_Your task_:
Nothing outside the range is to be copied. From the entries below, reproduce exactly the lines starting at the one with "Give me the TikZ source for this diagram." and ending at the one with "-- (1353,546) -- (1353,449)", without pictures.

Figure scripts
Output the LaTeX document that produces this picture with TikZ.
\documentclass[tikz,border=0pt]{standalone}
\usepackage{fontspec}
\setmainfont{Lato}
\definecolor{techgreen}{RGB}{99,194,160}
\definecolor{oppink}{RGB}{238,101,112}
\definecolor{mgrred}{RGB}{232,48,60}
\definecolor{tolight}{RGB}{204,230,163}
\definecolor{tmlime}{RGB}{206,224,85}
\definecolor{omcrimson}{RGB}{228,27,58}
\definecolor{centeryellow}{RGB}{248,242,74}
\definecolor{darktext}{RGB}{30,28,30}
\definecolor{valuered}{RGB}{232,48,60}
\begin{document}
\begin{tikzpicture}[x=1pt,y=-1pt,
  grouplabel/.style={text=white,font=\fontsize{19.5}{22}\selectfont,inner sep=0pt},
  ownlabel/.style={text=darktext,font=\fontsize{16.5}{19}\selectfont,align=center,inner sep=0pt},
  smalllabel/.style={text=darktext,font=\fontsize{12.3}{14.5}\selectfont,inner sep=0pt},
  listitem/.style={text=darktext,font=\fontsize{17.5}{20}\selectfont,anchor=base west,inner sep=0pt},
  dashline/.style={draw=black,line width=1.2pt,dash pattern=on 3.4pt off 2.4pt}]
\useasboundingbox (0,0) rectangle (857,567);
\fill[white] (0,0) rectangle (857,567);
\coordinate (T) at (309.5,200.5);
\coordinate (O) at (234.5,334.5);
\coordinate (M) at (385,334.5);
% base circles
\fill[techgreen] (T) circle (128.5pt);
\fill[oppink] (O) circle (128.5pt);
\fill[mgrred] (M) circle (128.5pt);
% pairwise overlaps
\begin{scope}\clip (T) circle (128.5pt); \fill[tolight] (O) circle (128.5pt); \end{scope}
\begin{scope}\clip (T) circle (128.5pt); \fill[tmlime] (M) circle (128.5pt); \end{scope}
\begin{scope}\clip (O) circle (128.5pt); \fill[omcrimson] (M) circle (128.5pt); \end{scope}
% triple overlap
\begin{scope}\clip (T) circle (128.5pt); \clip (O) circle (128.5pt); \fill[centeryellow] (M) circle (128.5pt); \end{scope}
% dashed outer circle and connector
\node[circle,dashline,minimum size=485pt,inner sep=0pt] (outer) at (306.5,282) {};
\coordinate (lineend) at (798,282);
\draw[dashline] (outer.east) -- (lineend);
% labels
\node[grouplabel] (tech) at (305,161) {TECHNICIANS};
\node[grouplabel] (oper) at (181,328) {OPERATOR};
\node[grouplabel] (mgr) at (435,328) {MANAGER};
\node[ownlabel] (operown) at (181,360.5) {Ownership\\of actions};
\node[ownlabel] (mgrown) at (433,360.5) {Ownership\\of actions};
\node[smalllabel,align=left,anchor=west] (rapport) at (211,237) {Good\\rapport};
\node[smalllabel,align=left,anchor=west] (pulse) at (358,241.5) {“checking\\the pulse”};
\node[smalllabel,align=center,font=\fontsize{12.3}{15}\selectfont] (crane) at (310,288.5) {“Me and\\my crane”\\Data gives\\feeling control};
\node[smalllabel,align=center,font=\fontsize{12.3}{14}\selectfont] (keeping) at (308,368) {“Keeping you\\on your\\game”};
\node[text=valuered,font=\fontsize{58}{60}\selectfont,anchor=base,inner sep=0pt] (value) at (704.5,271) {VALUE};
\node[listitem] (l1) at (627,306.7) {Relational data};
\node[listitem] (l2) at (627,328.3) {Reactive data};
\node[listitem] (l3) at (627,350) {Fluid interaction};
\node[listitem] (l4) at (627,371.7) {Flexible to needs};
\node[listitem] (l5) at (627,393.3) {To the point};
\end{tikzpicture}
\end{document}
--
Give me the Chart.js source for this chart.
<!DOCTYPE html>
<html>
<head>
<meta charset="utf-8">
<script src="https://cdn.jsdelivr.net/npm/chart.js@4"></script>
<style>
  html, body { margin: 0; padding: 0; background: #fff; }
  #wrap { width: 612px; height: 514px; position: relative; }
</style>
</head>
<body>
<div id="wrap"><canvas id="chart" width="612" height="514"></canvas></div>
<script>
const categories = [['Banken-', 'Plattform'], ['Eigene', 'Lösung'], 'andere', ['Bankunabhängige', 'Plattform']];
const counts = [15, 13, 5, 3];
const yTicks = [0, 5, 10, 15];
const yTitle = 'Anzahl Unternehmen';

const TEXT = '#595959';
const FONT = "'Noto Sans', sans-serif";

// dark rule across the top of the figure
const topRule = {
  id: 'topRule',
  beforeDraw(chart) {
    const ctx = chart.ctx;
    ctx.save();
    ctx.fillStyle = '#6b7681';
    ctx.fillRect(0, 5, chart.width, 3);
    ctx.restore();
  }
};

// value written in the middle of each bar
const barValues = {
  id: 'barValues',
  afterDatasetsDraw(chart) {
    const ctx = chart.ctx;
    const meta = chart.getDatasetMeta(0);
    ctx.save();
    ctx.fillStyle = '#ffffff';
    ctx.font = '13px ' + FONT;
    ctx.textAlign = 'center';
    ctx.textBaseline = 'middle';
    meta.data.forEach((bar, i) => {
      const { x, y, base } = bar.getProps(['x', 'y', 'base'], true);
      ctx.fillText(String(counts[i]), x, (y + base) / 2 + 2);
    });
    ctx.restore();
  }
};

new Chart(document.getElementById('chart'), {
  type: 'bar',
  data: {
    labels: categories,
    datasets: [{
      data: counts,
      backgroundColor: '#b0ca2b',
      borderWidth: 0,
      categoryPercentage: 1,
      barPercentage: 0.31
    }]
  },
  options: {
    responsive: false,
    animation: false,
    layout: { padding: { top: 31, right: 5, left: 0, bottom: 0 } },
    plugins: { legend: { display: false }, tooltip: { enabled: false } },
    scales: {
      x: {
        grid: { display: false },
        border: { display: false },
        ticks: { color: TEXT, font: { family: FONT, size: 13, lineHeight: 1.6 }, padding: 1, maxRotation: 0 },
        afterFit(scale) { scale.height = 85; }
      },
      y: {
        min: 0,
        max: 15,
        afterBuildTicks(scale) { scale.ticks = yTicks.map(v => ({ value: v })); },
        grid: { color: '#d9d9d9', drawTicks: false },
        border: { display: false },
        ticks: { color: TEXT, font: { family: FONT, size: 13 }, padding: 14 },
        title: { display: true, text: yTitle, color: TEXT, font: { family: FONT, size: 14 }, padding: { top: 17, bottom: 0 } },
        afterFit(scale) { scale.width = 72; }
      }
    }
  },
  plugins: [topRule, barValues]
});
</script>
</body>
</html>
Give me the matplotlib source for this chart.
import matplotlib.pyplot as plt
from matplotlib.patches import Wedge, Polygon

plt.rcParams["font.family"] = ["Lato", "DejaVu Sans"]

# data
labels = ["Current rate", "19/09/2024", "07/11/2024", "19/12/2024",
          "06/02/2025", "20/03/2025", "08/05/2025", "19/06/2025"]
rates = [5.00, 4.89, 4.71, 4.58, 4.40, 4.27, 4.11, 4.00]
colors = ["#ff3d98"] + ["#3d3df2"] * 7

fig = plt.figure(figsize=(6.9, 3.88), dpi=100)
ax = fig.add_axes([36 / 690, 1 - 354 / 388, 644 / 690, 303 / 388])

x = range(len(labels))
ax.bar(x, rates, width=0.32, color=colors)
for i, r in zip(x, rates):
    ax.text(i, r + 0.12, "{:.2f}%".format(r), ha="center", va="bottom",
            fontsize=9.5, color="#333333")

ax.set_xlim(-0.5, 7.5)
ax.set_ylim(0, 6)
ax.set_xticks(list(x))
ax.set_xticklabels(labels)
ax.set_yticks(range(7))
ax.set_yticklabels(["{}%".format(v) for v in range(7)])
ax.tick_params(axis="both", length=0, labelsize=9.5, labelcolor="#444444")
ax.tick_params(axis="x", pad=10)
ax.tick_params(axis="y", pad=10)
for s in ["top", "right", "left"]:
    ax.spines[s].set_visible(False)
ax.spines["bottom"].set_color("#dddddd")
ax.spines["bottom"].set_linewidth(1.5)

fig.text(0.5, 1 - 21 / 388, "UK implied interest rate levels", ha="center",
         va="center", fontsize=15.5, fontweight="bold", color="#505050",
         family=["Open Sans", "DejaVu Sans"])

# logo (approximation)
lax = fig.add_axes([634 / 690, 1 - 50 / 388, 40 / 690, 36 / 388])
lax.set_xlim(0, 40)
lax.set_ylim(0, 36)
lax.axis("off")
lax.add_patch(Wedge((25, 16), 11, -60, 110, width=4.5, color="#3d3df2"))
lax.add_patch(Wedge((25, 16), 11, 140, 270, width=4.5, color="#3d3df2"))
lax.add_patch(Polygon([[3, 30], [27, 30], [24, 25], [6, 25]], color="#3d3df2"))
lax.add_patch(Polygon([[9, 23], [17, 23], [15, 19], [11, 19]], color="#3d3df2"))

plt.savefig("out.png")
...
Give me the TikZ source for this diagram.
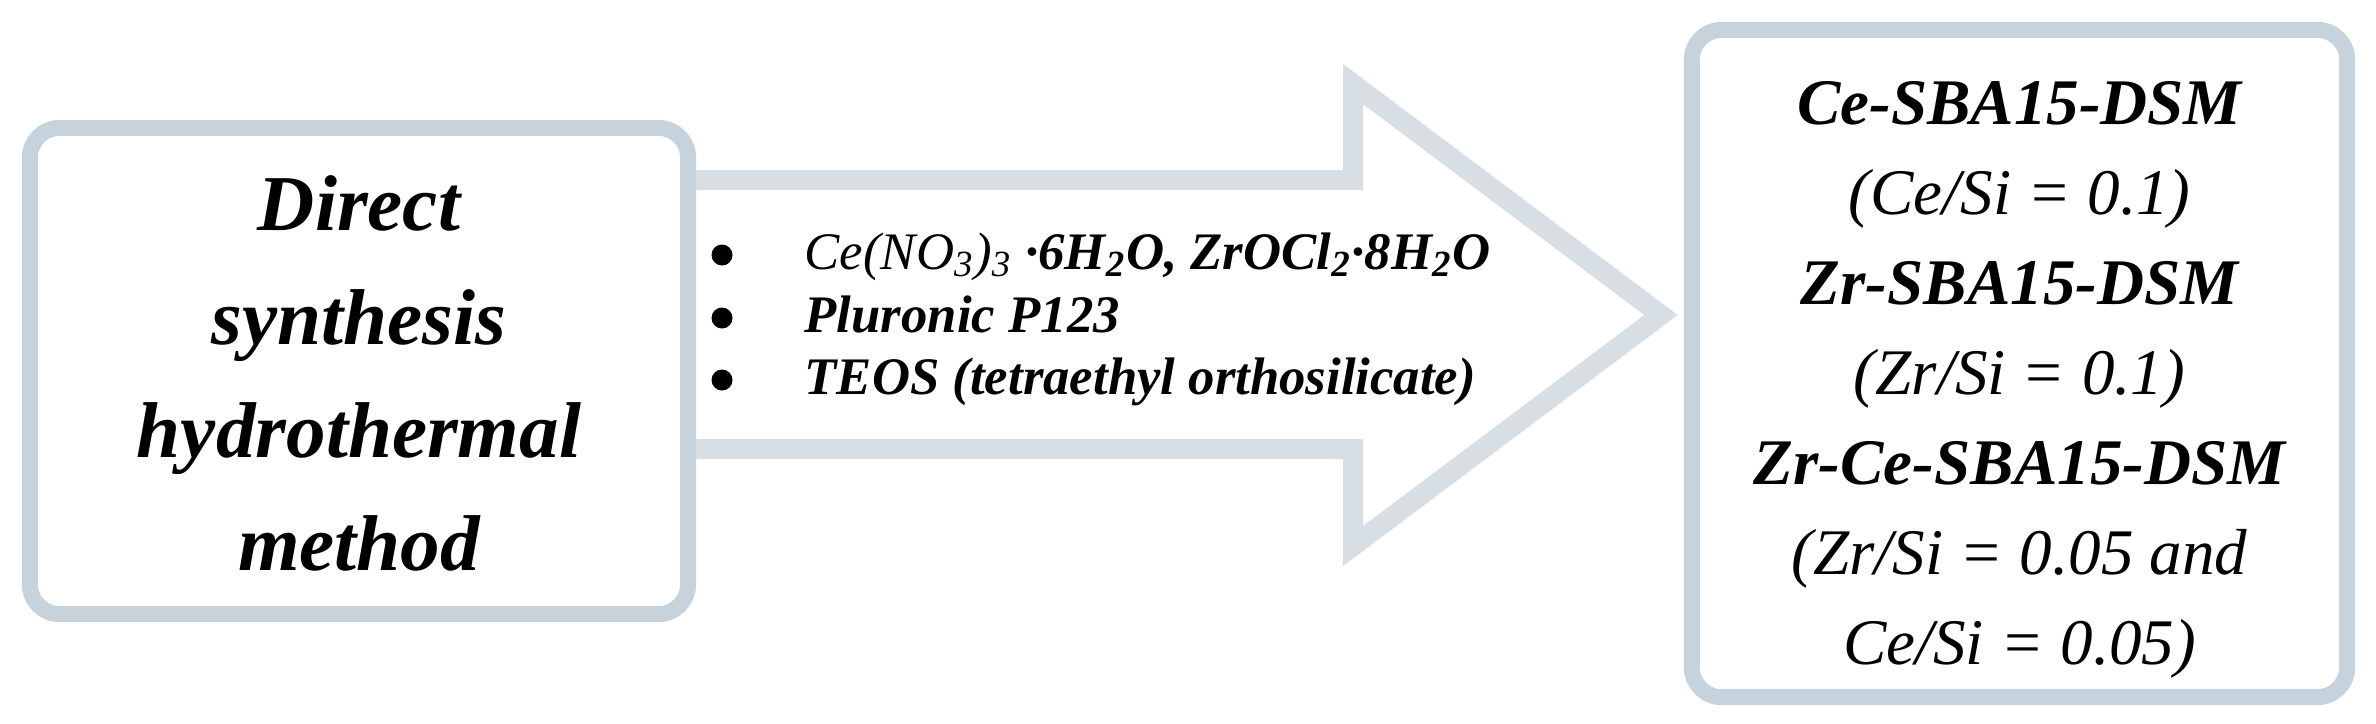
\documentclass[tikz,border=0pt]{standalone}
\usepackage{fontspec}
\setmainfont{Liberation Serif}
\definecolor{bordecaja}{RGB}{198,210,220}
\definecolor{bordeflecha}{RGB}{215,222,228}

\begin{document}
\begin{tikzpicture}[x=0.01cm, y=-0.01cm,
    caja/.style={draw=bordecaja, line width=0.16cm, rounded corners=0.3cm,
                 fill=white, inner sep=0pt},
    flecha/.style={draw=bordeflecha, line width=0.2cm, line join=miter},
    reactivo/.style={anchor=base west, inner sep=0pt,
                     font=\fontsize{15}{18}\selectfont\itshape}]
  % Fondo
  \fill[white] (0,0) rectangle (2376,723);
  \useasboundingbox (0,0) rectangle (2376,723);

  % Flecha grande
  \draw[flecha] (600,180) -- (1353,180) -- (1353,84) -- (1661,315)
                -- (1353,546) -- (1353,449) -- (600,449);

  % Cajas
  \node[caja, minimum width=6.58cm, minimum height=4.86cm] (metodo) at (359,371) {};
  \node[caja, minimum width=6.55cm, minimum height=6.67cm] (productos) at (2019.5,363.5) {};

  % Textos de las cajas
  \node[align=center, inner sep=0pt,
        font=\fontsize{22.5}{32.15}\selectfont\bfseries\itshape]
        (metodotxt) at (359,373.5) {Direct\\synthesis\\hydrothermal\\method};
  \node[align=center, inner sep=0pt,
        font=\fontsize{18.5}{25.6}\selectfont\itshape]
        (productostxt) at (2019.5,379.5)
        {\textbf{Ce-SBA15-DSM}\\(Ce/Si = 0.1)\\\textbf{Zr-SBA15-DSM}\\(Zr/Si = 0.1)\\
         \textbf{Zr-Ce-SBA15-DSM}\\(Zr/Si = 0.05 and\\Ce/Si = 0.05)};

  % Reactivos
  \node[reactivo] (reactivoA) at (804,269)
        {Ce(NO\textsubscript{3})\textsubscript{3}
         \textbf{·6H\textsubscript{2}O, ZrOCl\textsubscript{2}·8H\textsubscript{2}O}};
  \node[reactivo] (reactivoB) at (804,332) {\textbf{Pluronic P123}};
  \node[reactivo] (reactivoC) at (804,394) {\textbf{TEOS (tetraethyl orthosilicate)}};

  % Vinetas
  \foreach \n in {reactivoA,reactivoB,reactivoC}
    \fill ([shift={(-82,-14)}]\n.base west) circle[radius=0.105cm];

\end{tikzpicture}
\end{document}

_Complete output_:
Give me the TikZ source for this diagram.
\documentclass[tikz,border=0pt]{standalone}
\usepackage{fontspec}
\setmainfont{Liberation Serif}
\definecolor{bordecaja}{RGB}{198,210,220}
\definecolor{bordeflecha}{RGB}{215,222,228}

\begin{document}
\begin{tikzpicture}[x=0.01cm, y=-0.01cm,
    caja/.style={draw=bordecaja, line width=0.16cm, rounded corners=0.3cm,
                 fill=white, inner sep=0pt},
    flecha/.style={draw=bordeflecha, line width=0.2cm, line join=miter},
    reactivo/.style={anchor=base west, inner sep=0pt,
                     font=\fontsize{15}{18}\selectfont\itshape}]
  % Fondo
  \fill[white] (0,0) rectangle (2376,723);
  \useasboundingbox (0,0) rectangle (2376,723);

  % Flecha grande
  \draw[flecha] (600,180) -- (1353,180) -- (1353,84) -- (1661,315)
                -- (1353,546) -- (1353,449) -- (600,449);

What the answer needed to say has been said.